* Collected material:

━━━━━━━━━━

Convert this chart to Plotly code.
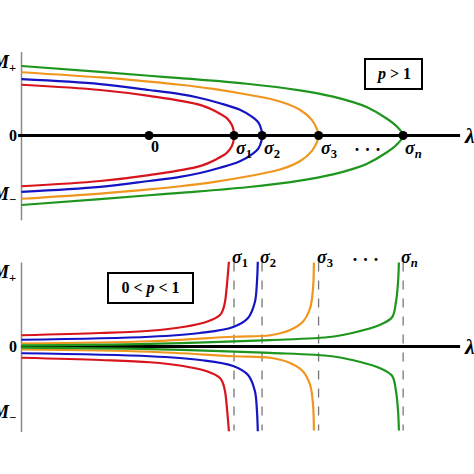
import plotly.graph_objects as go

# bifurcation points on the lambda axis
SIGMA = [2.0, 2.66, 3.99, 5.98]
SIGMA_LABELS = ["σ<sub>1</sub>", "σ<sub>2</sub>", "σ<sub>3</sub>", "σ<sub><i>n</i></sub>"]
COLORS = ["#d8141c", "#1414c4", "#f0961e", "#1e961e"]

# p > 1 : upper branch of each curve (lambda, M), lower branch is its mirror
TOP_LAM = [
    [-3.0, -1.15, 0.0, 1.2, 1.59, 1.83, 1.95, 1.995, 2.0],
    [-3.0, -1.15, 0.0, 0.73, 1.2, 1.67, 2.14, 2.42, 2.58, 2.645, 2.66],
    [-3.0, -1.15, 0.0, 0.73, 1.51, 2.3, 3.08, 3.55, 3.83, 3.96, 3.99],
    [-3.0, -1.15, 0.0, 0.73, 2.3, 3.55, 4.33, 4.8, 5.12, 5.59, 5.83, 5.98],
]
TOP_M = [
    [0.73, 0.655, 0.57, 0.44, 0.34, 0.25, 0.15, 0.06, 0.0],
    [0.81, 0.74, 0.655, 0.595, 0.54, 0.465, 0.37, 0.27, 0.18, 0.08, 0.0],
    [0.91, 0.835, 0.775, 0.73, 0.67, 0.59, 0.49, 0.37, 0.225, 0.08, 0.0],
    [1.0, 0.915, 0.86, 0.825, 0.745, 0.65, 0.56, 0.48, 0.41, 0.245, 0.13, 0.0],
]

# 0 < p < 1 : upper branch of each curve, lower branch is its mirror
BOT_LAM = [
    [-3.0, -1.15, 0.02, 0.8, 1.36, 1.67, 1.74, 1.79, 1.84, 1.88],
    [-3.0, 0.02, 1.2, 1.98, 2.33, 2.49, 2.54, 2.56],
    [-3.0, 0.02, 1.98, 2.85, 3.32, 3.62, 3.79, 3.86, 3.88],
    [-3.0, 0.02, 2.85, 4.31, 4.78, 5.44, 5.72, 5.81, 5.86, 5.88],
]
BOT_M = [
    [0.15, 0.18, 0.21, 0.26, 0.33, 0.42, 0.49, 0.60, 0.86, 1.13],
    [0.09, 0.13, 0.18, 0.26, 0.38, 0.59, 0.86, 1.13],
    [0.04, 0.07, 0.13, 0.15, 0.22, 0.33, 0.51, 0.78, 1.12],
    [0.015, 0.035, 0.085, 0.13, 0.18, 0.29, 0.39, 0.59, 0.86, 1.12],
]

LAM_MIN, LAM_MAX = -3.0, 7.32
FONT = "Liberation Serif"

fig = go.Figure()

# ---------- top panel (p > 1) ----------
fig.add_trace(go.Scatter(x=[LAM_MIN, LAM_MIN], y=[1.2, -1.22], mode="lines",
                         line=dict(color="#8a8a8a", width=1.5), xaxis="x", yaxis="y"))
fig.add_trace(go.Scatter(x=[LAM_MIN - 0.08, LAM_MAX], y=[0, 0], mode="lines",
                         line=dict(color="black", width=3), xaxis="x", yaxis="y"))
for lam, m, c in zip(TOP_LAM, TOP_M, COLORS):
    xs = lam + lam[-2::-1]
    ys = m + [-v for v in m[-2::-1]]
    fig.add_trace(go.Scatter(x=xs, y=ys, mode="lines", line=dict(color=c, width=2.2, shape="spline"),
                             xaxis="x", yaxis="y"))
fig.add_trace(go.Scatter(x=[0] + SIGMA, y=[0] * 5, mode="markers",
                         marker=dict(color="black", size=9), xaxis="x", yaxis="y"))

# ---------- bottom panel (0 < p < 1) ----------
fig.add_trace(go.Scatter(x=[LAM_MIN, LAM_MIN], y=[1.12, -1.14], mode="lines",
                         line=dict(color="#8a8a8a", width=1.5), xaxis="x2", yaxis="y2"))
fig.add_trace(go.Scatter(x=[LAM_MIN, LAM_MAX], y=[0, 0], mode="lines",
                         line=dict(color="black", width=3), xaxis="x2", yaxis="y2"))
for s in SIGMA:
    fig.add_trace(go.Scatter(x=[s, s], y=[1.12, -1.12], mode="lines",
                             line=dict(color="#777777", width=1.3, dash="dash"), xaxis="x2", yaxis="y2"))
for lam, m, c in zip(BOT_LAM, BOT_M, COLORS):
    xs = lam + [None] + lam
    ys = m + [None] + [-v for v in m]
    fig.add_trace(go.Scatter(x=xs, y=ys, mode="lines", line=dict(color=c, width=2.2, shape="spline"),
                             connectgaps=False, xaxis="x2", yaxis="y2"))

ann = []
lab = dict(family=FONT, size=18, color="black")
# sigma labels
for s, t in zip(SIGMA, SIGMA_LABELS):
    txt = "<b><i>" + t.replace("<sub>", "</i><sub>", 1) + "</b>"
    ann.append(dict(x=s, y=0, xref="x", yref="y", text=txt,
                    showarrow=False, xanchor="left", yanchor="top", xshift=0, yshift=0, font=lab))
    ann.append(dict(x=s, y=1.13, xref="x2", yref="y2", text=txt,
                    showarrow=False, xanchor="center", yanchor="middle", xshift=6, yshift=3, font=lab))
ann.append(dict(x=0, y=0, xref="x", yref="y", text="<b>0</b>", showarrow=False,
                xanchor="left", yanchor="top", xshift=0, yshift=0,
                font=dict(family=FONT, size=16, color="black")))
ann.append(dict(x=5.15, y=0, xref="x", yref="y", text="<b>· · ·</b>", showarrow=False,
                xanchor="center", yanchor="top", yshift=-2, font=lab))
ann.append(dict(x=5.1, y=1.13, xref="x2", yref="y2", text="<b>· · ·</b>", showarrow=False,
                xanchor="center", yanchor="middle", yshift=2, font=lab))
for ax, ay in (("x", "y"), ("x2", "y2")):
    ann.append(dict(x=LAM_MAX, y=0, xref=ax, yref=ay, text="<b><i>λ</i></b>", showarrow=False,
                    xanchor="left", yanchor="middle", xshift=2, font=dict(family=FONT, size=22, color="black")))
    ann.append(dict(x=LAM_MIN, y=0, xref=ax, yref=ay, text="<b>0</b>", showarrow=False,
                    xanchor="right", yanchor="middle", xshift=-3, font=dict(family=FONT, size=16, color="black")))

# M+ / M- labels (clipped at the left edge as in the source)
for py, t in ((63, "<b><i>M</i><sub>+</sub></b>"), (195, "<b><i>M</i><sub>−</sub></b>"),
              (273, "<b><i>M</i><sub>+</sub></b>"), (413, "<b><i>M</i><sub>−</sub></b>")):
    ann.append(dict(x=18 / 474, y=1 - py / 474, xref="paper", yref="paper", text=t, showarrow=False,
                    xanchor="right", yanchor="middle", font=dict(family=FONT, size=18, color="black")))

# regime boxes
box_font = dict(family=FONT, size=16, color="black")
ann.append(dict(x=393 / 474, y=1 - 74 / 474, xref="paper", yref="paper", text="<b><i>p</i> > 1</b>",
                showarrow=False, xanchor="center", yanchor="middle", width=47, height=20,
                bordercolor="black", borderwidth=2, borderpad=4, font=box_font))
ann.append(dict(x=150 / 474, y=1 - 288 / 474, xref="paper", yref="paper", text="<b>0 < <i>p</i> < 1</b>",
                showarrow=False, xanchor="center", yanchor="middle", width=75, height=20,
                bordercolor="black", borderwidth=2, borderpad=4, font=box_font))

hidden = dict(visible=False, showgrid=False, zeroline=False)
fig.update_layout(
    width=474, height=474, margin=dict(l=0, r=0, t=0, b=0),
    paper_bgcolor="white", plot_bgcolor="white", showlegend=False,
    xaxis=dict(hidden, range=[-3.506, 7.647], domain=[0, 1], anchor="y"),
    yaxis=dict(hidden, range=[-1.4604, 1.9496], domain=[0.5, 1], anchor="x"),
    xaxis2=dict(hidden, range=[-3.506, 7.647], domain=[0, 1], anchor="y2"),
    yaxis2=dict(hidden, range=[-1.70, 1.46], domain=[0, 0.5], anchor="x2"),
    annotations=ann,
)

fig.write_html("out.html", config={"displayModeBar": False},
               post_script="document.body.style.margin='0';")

━━━━━━━━━━

* Problem requirements: Write out exactly the opening lines of the data, stopping after the line that holds "fig = go.Figure()". Exclude pictures.

* Output:
Convert this chart to Plotly code.
import plotly.graph_objects as go

# bifurcation points on the lambda axis
SIGMA = [2.0, 2.66, 3.99, 5.98]
SIGMA_LABELS = ["σ<sub>1</sub>", "σ<sub>2</sub>", "σ<sub>3</sub>", "σ<sub><i>n</i></sub>"]
COLORS = ["#d8141c", "#1414c4", "#f0961e", "#1e961e"]

# p > 1 : upper branch of each curve (lambda, M), lower branch is its mirror
TOP_LAM = [
    [-3.0, -1.15, 0.0, 1.2, 1.59, 1.83, 1.95, 1.995, 2.0],
    [-3.0, -1.15, 0.0, 0.73, 1.2, 1.67, 2.14, 2.42, 2.58, 2.645, 2.66],
    [-3.0, -1.15, 0.0, 0.73, 1.51, 2.3, 3.08, 3.55, 3.83, 3.96, 3.99],
    [-3.0, -1.15, 0.0, 0.73, 2.3, 3.55, 4.33, 4.8, 5.12, 5.59, 5.83, 5.98],
]
TOP_M = [
    [0.73, 0.655, 0.57, 0.44, 0.34, 0.25, 0.15, 0.06, 0.0],
    [0.81, 0.74, 0.655, 0.595, 0.54, 0.465, 0.37, 0.27, 0.18, 0.08, 0.0],
    [0.91, 0.835, 0.775, 0.73, 0.67, 0.59, 0.49, 0.37, 0.225, 0.08, 0.0],
    [1.0, 0.915, 0.86, 0.825, 0.745, 0.65, 0.56, 0.48, 0.41, 0.245, 0.13, 0.0],
]

# 0 < p < 1 : upper branch of each curve, lower branch is its mirror
BOT_LAM = [
    [-3.0, -1.15, 0.02, 0.8, 1.36, 1.67, 1.74, 1.79, 1.84, 1.88],
    [-3.0, 0.02, 1.2, 1.98, 2.33, 2.49, 2.54, 2.56],
    [-3.0, 0.02, 1.98, 2.85, 3.32, 3.62, 3.79, 3.86, 3.88],
    [-3.0, 0.02, 2.85, 4.31, 4.78, 5.44, 5.72, 5.81, 5.86, 5.88],
]
BOT_M = [
    [0.15, 0.18, 0.21, 0.26, 0.33, 0.42, 0.49, 0.60, 0.86, 1.13],
    [0.09, 0.13, 0.18, 0.26, 0.38, 0.59, 0.86, 1.13],
    [0.04, 0.07, 0.13, 0.15, 0.22, 0.33, 0.51, 0.78, 1.12],
    [0.015, 0.035, 0.085, 0.13, 0.18, 0.29, 0.39, 0.59, 0.86, 1.12],
]

LAM_MIN, LAM_MAX = -3.0, 7.32
FONT = "Liberation Serif"

fig = go.Figure()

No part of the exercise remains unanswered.